# START OF Provided data

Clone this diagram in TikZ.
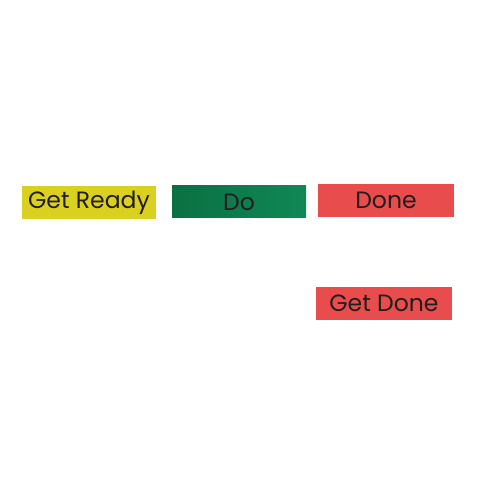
\documentclass[tikz,border=0pt]{standalone}
\usepackage{fontspec}
\setmainfont{Poppins}
\usepackage{tikz}
\usetikzlibrary{positioning}
\definecolor{tgyellow}{RGB}{218, 208, 32}
\definecolor{tggreen}{RGB}{10, 112, 66}
\definecolor{tggreenlt}{RGB}{16, 136, 86}
\definecolor{tgred}{RGB}{232, 76, 76}
\definecolor{tgtext}{RGB}{35, 30, 30}
\tikzset{tag/.style={minimum width=2.68cm, minimum height=0.66cm, inner sep=0pt,
  text=tgtext, font=\fontsize{13.4}{16}\selectfont}}

\begin{document}
\begin{tikzpicture}
\useasboundingbox (0,0) rectangle (10,-10);
% top row of labels
\node[tag, fill=tgyellow] (ready) at (1.78,-4.05) {Get Ready};
\node[tag, left color=tggreen, right color=tggreenlt, minimum height=0.64cm] (do) at (4.78,-4.04) {Do};
\node[tag, fill=tgred, minimum width=2.72cm] (done) at (7.72,-4.01) {Done};
% the one below
\node[tag, fill=tgred, minimum width=2.72cm] (getdone) at (7.68,-6.07) {Get Done};
\end{tikzpicture}
\end{document}
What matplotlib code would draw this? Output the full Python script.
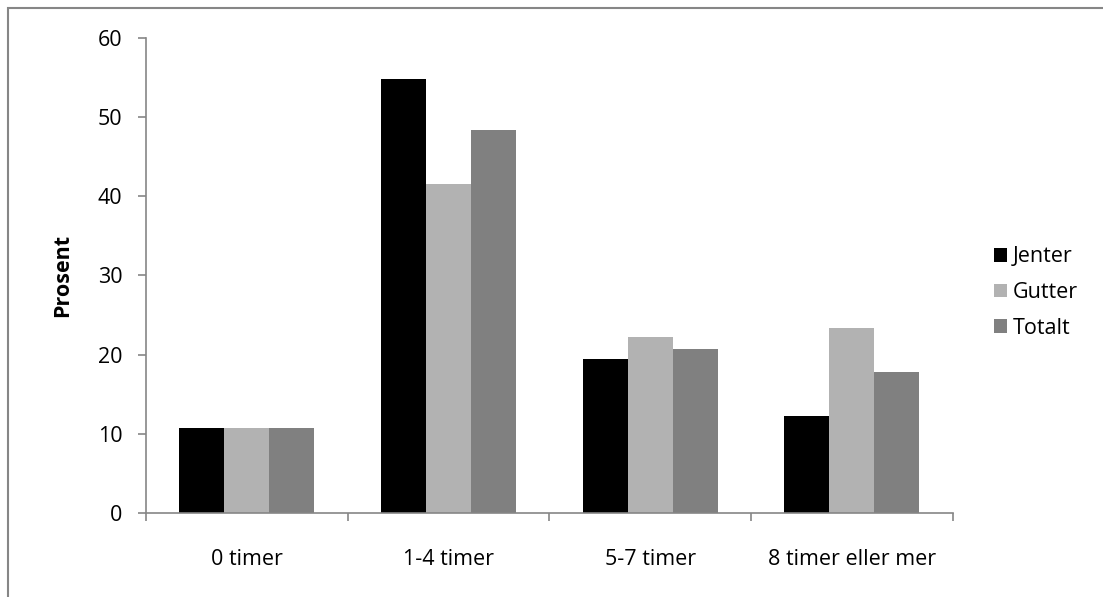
import matplotlib
matplotlib.use('Agg')
import matplotlib.pyplot as plt
import numpy as np
from matplotlib.patches import Rectangle

#data
categories = ['0 timer', '1-4 timer', '5-7 timer', '8 timer eller mer']
jenter = [10.7, 54.8, 19.4, 12.3]
gutter = [10.7, 41.5, 22.2, 23.4]
totalt = [10.7, 48.4, 20.7, 17.8]

plt.rcParams['font.family'] = ['Open Sans', 'DejaVu Sans']

fig = plt.figure(figsize=(11.03, 5.97), dpi=100)
ax = fig.add_axes([0.1324, 0.1407, 0.8636 - 0.1324, 0.9369 - 0.1407])

#frame around the chart (cut at the right and bottom)
fig.patches.append(Rectangle((8 / 1103, -0.1), 1.2, 1 - 8 / 597 + 0.1,
                             transform=fig.transFigure, fill=False,
                             edgecolor='#868686', linewidth=1.5))

x = np.arange(len(categories))
w = 0.223
ax.bar(x - w, jenter, w, color='black', label='Jenter')
ax.bar(x, gutter, w, color='#b2b2b2', label='Gutter')
ax.bar(x + w, totalt, w, color='#808080', label='Totalt')

ax.set_xlim(-0.5, len(categories) - 0.5)
ax.set_ylim(0, 60)
ax.set_yticks(range(0, 61, 10))
ax.set_xticks(x)
ax.set_xticklabels(categories)
ax.set_xticks(np.arange(-0.5, len(categories), 1), minor=True)

for s in ['top', 'right']:
    ax.spines[s].set_visible(False)
for s in ['left', 'bottom']:
    ax.spines[s].set_color('#868686')
    ax.spines[s].set_linewidth(1.2)

fs = 15.5
ax.tick_params(axis='y', direction='out', length=6, width=1.2, color='#868686',
               labelsize=fs, pad=11)
ax.tick_params(axis='x', which='major', length=0, labelsize=fs, pad=26)
ax.tick_params(axis='x', which='minor', direction='out', length=6, width=1.2,
               color='#868686')

ax.set_ylabel('Prosent', fontsize=fs, fontweight='bold', labelpad=18)

leg = ax.legend(loc='center left', bbox_to_anchor=(0.893, 0.51),
                bbox_transform=fig.transFigure, frameon=False, fontsize=fs,
                handlelength=0.6, handleheight=0.6, handletextpad=0.3,
                labelspacing=0.68, borderaxespad=0)

plt.savefig('out.png', dpi=100)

# END OF Provided data

» **What the task requires**
All the lines above are to be reproduced exactly, except the pictures.

» **Response below**
Clone this diagram in TikZ.
\documentclass[tikz,border=0pt]{standalone}
\usepackage{fontspec}
\setmainfont{Poppins}
\usepackage{tikz}
\usetikzlibrary{positioning}
\definecolor{tgyellow}{RGB}{218, 208, 32}
\definecolor{tggreen}{RGB}{10, 112, 66}
\definecolor{tggreenlt}{RGB}{16, 136, 86}
\definecolor{tgred}{RGB}{232, 76, 76}
\definecolor{tgtext}{RGB}{35, 30, 30}
\tikzset{tag/.style={minimum width=2.68cm, minimum height=0.66cm, inner sep=0pt,
  text=tgtext, font=\fontsize{13.4}{16}\selectfont}}

\begin{document}
\begin{tikzpicture}
\useasboundingbox (0,0) rectangle (10,-10);
% top row of labels
\node[tag, fill=tgyellow] (ready) at (1.78,-4.05) {Get Ready};
\node[tag, left color=tggreen, right color=tggreenlt, minimum height=0.64cm] (do) at (4.78,-4.04) {Do};
\node[tag, fill=tgred, minimum width=2.72cm] (done) at (7.72,-4.01) {Done};
% the one below
\node[tag, fill=tgred, minimum width=2.72cm] (getdone) at (7.68,-6.07) {Get Done};
\end{tikzpicture}
\end{document}
What matplotlib code would draw this? Output the full Python script.
import matplotlib
matplotlib.use('Agg')
import matplotlib.pyplot as plt
import numpy as np
from matplotlib.patches import Rectangle

#data
categories = ['0 timer', '1-4 timer', '5-7 timer', '8 timer eller mer']
jenter = [10.7, 54.8, 19.4, 12.3]
gutter = [10.7, 41.5, 22.2, 23.4]
totalt = [10.7, 48.4, 20.7, 17.8]

plt.rcParams['font.family'] = ['Open Sans', 'DejaVu Sans']

fig = plt.figure(figsize=(11.03, 5.97), dpi=100)
ax = fig.add_axes([0.1324, 0.1407, 0.8636 - 0.1324, 0.9369 - 0.1407])

#frame around the chart (cut at the right and bottom)
fig.patches.append(Rectangle((8 / 1103, -0.1), 1.2, 1 - 8 / 597 + 0.1,
                             transform=fig.transFigure, fill=False,
                             edgecolor='#868686', linewidth=1.5))

x = np.arange(len(categories))
w = 0.223
ax.bar(x - w, jenter, w, color='black', label='Jenter')
ax.bar(x, gutter, w, color='#b2b2b2', label='Gutter')
ax.bar(x + w, totalt, w, color='#808080', label='Totalt')

ax.set_xlim(-0.5, len(categories) - 0.5)
ax.set_ylim(0, 60)
ax.set_yticks(range(0, 61, 10))
ax.set_xticks(x)
ax.set_xticklabels(categories)
ax.set_xticks(np.arange(-0.5, len(categories), 1), minor=True)

for s in ['top', 'right']:
    ax.spines[s].set_visible(False)
for s in ['left', 'bottom']:
    ax.spines[s].set_color('#868686')
    ax.spines[s].set_linewidth(1.2)

fs = 15.5
ax.tick_params(axis='y', direction='out', length=6, width=1.2, color='#868686',
               labelsize=fs, pad=11)
ax.tick_params(axis='x', which='major', length=0, labelsize=fs, pad=26)
ax.tick_params(axis='x', which='minor', direction='out', length=6, width=1.2,
               color='#868686')

ax.set_ylabel('Prosent', fontsize=fs, fontweight='bold', labelpad=18)

leg = ax.legend(loc='center left', bbox_to_anchor=(0.893, 0.51),
                bbox_transform=fig.transFigure, frameon=False, fontsize=fs,
                handlelength=0.6, handleheight=0.6, handletextpad=0.3,
                labelspacing=0.68, borderaxespad=0)

plt.savefig('out.png', dpi=100)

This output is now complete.